The technical innovation centers on TAM's architecture: a history encoder that embeds proprioceptive data into latent representations, coupled with a torque adaptor computing residual corrections. Critically, TAM depends only on proprioceptive history—joint positions, velocities, and torques—rather than policy observations or specific action spaces. This design choice enables remarkable flexibility: the same TAM weights generalize across policies using joint targets, end-effector targets, or direct torque commands. Training occurs entirely in simulation with multi-robot pretraining, followed by minimal robot-specific fine-tuning without requiring real-world data.

For the robotics and automation industry, TAM represents significant practical value. Manufacturers deploying manipulation systems across multiple robot instances can now achieve consistent performance without extensive retraining pipelines. The approach reduces operational costs by eliminating per-robot data collection requirements while maintaining task robustness in contact-rich dynamics where timing and contact modes are critical. Successful zero-shot evaluation across diverse tasks—vision-based pushing, flipping, and balancing—demonstrates TAM's generalization capability.
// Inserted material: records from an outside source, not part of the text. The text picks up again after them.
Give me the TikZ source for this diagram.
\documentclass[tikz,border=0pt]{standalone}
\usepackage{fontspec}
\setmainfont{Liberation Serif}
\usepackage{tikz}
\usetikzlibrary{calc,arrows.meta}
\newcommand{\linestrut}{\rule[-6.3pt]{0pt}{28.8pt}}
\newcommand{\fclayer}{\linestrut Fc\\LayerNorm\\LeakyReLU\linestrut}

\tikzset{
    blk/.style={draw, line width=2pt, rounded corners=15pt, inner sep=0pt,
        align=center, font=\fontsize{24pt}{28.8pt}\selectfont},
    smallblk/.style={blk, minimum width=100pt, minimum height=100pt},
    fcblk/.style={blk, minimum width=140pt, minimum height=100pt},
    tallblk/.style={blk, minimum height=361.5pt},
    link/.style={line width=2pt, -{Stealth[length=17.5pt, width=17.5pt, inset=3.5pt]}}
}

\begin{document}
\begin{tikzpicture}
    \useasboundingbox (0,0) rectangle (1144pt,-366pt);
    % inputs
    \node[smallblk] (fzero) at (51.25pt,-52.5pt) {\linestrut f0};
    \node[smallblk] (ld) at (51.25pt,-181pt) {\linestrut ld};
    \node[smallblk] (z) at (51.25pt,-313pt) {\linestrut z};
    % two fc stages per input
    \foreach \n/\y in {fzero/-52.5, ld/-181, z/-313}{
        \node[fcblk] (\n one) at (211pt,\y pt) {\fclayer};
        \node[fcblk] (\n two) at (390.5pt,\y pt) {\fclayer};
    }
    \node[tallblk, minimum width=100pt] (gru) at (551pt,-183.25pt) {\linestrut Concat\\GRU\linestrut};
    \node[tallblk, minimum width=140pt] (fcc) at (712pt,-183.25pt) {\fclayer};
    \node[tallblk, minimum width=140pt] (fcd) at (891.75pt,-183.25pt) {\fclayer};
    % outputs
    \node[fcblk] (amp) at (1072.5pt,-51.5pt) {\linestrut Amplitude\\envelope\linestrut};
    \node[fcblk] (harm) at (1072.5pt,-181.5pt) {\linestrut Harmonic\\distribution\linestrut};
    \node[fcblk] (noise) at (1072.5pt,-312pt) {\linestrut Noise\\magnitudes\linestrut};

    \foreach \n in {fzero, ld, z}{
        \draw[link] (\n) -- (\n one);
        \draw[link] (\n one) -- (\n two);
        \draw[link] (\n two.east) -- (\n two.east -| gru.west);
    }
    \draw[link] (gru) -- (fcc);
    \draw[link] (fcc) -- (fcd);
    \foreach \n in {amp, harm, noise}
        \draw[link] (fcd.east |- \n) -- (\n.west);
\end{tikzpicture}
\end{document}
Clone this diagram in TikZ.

This work suggests a broader trend toward decoupling policy learning from system-specific adaptation, potentially accelerating robotic system deployment in industrial and research settings.

• →TAM enables single-policy deployment across multiple robot instances and payload configurations without real-world retraining data.
• →The module operates at the torque interface level, depending only on proprioceptive history rather than policy observations or action spaces.
• →Multi-robot pretraining followed by minimal fine-tuning eliminates the need for expensive per-robot data collection.
• →Zero-shot evaluation demonstrates robust performance on diverse manipulation tasks including RL policies, behavioral cloning, and MPC approaches.
• →TAM's design enables weight reuse across policies with different action space representations, maximizing deployment flexibility.